## [Data segment]
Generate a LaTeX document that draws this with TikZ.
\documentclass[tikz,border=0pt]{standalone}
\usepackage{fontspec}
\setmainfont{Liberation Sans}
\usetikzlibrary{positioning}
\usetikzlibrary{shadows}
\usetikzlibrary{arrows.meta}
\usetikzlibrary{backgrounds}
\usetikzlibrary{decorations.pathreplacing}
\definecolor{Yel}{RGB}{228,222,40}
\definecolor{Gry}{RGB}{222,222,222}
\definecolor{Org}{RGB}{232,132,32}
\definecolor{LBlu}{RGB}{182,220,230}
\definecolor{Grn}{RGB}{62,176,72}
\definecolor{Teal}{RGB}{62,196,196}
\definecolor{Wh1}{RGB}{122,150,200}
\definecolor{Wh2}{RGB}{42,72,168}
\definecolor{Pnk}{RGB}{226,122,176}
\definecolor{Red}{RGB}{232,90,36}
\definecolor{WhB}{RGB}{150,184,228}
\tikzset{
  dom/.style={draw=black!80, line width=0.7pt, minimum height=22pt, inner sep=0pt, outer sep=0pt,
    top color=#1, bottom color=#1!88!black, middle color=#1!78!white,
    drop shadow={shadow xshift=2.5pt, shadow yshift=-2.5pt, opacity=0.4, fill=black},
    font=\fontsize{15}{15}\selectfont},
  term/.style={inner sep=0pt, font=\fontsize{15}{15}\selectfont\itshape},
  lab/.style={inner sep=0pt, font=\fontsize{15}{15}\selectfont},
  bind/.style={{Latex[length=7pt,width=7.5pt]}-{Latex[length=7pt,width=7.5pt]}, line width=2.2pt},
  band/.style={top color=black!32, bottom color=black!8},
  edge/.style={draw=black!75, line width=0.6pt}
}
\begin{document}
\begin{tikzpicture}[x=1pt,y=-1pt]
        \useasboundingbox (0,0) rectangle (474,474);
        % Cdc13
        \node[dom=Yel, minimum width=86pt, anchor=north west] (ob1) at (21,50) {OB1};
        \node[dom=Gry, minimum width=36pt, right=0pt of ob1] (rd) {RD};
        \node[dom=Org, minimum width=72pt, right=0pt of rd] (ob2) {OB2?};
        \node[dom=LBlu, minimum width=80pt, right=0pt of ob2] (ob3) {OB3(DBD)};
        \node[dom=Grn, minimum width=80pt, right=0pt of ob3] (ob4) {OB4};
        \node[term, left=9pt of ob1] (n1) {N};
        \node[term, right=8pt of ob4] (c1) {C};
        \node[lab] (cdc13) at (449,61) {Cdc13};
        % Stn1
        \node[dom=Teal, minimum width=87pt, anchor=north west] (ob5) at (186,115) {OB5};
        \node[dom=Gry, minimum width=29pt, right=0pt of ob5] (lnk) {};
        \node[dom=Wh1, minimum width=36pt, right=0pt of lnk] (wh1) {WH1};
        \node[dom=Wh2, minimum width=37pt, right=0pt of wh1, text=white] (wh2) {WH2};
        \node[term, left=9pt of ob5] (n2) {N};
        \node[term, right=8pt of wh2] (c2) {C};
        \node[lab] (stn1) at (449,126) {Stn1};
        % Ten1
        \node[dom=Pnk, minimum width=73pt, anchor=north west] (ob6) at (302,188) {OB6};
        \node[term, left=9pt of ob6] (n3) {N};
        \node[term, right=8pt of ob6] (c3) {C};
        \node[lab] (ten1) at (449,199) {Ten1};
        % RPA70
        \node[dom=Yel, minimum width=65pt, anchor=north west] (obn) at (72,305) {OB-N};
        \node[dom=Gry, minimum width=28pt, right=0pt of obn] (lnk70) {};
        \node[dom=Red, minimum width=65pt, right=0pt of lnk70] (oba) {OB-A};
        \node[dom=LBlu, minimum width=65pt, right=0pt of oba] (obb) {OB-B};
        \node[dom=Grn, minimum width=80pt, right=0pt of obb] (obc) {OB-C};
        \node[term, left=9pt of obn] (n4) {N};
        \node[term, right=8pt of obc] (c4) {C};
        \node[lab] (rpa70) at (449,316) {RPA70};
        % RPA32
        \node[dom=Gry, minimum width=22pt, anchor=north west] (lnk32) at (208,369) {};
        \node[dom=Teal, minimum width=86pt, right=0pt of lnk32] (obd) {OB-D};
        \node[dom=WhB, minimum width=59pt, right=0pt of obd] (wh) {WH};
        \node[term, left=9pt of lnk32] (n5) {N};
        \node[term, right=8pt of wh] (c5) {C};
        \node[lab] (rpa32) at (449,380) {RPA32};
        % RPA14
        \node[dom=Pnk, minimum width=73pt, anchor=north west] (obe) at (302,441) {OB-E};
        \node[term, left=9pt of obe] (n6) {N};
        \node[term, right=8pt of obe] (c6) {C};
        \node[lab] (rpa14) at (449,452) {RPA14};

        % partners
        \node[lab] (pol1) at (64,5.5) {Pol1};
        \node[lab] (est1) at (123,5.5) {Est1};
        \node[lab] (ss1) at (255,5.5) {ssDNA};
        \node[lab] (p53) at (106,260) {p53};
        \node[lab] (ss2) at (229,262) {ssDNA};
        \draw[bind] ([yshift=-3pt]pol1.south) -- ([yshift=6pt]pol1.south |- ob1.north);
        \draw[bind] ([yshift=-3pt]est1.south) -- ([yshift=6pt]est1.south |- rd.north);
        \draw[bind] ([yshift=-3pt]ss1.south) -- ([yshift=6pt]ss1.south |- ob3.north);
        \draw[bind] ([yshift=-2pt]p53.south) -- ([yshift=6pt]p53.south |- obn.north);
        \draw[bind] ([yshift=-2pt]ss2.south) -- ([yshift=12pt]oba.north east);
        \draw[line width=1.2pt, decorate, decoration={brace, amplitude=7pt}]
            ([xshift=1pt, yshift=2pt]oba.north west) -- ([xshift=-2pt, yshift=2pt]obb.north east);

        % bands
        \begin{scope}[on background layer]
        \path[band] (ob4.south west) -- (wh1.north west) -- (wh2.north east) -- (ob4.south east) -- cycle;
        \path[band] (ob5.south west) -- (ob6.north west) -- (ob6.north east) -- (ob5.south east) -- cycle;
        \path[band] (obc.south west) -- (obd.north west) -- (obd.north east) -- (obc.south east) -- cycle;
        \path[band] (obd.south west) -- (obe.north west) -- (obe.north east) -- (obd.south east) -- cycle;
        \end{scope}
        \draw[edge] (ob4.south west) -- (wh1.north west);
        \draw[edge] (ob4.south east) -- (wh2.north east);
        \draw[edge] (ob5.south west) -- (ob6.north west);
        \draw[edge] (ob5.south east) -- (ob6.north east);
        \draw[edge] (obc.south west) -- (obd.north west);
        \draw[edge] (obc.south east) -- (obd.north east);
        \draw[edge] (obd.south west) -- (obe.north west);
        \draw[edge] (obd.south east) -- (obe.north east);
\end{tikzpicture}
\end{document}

## [What is being asked]
Extract each line of the listing above, copying it word for word.

## [Finished task]
Generate a LaTeX document that draws this with TikZ.
\documentclass[tikz,border=0pt]{standalone}
\usepackage{fontspec}
\setmainfont{Liberation Sans}
\usetikzlibrary{positioning}
\usetikzlibrary{shadows}
\usetikzlibrary{arrows.meta}
\usetikzlibrary{backgrounds}
\usetikzlibrary{decorations.pathreplacing}
\definecolor{Yel}{RGB}{228,222,40}
\definecolor{Gry}{RGB}{222,222,222}
\definecolor{Org}{RGB}{232,132,32}
\definecolor{LBlu}{RGB}{182,220,230}
\definecolor{Grn}{RGB}{62,176,72}
\definecolor{Teal}{RGB}{62,196,196}
\definecolor{Wh1}{RGB}{122,150,200}
\definecolor{Wh2}{RGB}{42,72,168}
\definecolor{Pnk}{RGB}{226,122,176}
\definecolor{Red}{RGB}{232,90,36}
\definecolor{WhB}{RGB}{150,184,228}
\tikzset{
  dom/.style={draw=black!80, line width=0.7pt, minimum height=22pt, inner sep=0pt, outer sep=0pt,
    top color=#1, bottom color=#1!88!black, middle color=#1!78!white,
    drop shadow={shadow xshift=2.5pt, shadow yshift=-2.5pt, opacity=0.4, fill=black},
    font=\fontsize{15}{15}\selectfont},
  term/.style={inner sep=0pt, font=\fontsize{15}{15}\selectfont\itshape},
  lab/.style={inner sep=0pt, font=\fontsize{15}{15}\selectfont},
  bind/.style={{Latex[length=7pt,width=7.5pt]}-{Latex[length=7pt,width=7.5pt]}, line width=2.2pt},
  band/.style={top color=black!32, bottom color=black!8},
  edge/.style={draw=black!75, line width=0.6pt}
}
\begin{document}
\begin{tikzpicture}[x=1pt,y=-1pt]
        \useasboundingbox (0,0) rectangle (474,474);
        % Cdc13
        \node[dom=Yel, minimum width=86pt, anchor=north west] (ob1) at (21,50) {OB1};
        \node[dom=Gry, minimum width=36pt, right=0pt of ob1] (rd) {RD};
        \node[dom=Org, minimum width=72pt, right=0pt of rd] (ob2) {OB2?};
        \node[dom=LBlu, minimum width=80pt, right=0pt of ob2] (ob3) {OB3(DBD)};
        \node[dom=Grn, minimum width=80pt, right=0pt of ob3] (ob4) {OB4};
        \node[term, left=9pt of ob1] (n1) {N};
        \node[term, right=8pt of ob4] (c1) {C};
        \node[lab] (cdc13) at (449,61) {Cdc13};
        % Stn1
        \node[dom=Teal, minimum width=87pt, anchor=north west] (ob5) at (186,115) {OB5};
        \node[dom=Gry, minimum width=29pt, right=0pt of ob5] (lnk) {};
        \node[dom=Wh1, minimum width=36pt, right=0pt of lnk] (wh1) {WH1};
        \node[dom=Wh2, minimum width=37pt, right=0pt of wh1, text=white] (wh2) {WH2};
        \node[term, left=9pt of ob5] (n2) {N};
        \node[term, right=8pt of wh2] (c2) {C};
        \node[lab] (stn1) at (449,126) {Stn1};
        % Ten1
        \node[dom=Pnk, minimum width=73pt, anchor=north west] (ob6) at (302,188) {OB6};
        \node[term, left=9pt of ob6] (n3) {N};
        \node[term, right=8pt of ob6] (c3) {C};
        \node[lab] (ten1) at (449,199) {Ten1};
        % RPA70
        \node[dom=Yel, minimum width=65pt, anchor=north west] (obn) at (72,305) {OB-N};
        \node[dom=Gry, minimum width=28pt, right=0pt of obn] (lnk70) {};
        \node[dom=Red, minimum width=65pt, right=0pt of lnk70] (oba) {OB-A};
        \node[dom=LBlu, minimum width=65pt, right=0pt of oba] (obb) {OB-B};
        \node[dom=Grn, minimum width=80pt, right=0pt of obb] (obc) {OB-C};
        \node[term, left=9pt of obn] (n4) {N};
        \node[term, right=8pt of obc] (c4) {C};
        \node[lab] (rpa70) at (449,316) {RPA70};
        % RPA32
        \node[dom=Gry, minimum width=22pt, anchor=north west] (lnk32) at (208,369) {};
        \node[dom=Teal, minimum width=86pt, right=0pt of lnk32] (obd) {OB-D};
        \node[dom=WhB, minimum width=59pt, right=0pt of obd] (wh) {WH};
        \node[term, left=9pt of lnk32] (n5) {N};
        \node[term, right=8pt of wh] (c5) {C};
        \node[lab] (rpa32) at (449,380) {RPA32};
        % RPA14
        \node[dom=Pnk, minimum width=73pt, anchor=north west] (obe) at (302,441) {OB-E};
        \node[term, left=9pt of obe] (n6) {N};
        \node[term, right=8pt of obe] (c6) {C};
        \node[lab] (rpa14) at (449,452) {RPA14};

        % partners
        \node[lab] (pol1) at (64,5.5) {Pol1};
        \node[lab] (est1) at (123,5.5) {Est1};
        \node[lab] (ss1) at (255,5.5) {ssDNA};
        \node[lab] (p53) at (106,260) {p53};
        \node[lab] (ss2) at (229,262) {ssDNA};
        \draw[bind] ([yshift=-3pt]pol1.south) -- ([yshift=6pt]pol1.south |- ob1.north);
        \draw[bind] ([yshift=-3pt]est1.south) -- ([yshift=6pt]est1.south |- rd.north);
        \draw[bind] ([yshift=-3pt]ss1.south) -- ([yshift=6pt]ss1.south |- ob3.north);
        \draw[bind] ([yshift=-2pt]p53.south) -- ([yshift=6pt]p53.south |- obn.north);
        \draw[bind] ([yshift=-2pt]ss2.south) -- ([yshift=12pt]oba.north east);
        \draw[line width=1.2pt, decorate, decoration={brace, amplitude=7pt}]
            ([xshift=1pt, yshift=2pt]oba.north west) -- ([xshift=-2pt, yshift=2pt]obb.north east);

        % bands
        \begin{scope}[on background layer]
        \path[band] (ob4.south west) -- (wh1.north west) -- (wh2.north east) -- (ob4.south east) -- cycle;
        \path[band] (ob5.south west) -- (ob6.north west) -- (ob6.north east) -- (ob5.south east) -- cycle;
        \path[band] (obc.south west) -- (obd.north west) -- (obd.north east) -- (obc.south east) -- cycle;
        \path[band] (obd.south west) -- (obe.north west) -- (obe.north east) -- (obd.south east) -- cycle;
        \end{scope}
        \draw[edge] (ob4.south west) -- (wh1.north west);
        \draw[edge] (ob4.south east) -- (wh2.north east);
        \draw[edge] (ob5.south west) -- (ob6.north west);
        \draw[edge] (ob5.south east) -- (ob6.north east);
        \draw[edge] (obc.south west) -- (obd.north west);
        \draw[edge] (obc.south east) -- (obd.north east);
        \draw[edge] (obd.south west) -- (obe.north west);
        \draw[edge] (obd.south east) -- (obe.north east);
\end{tikzpicture}
\end{document}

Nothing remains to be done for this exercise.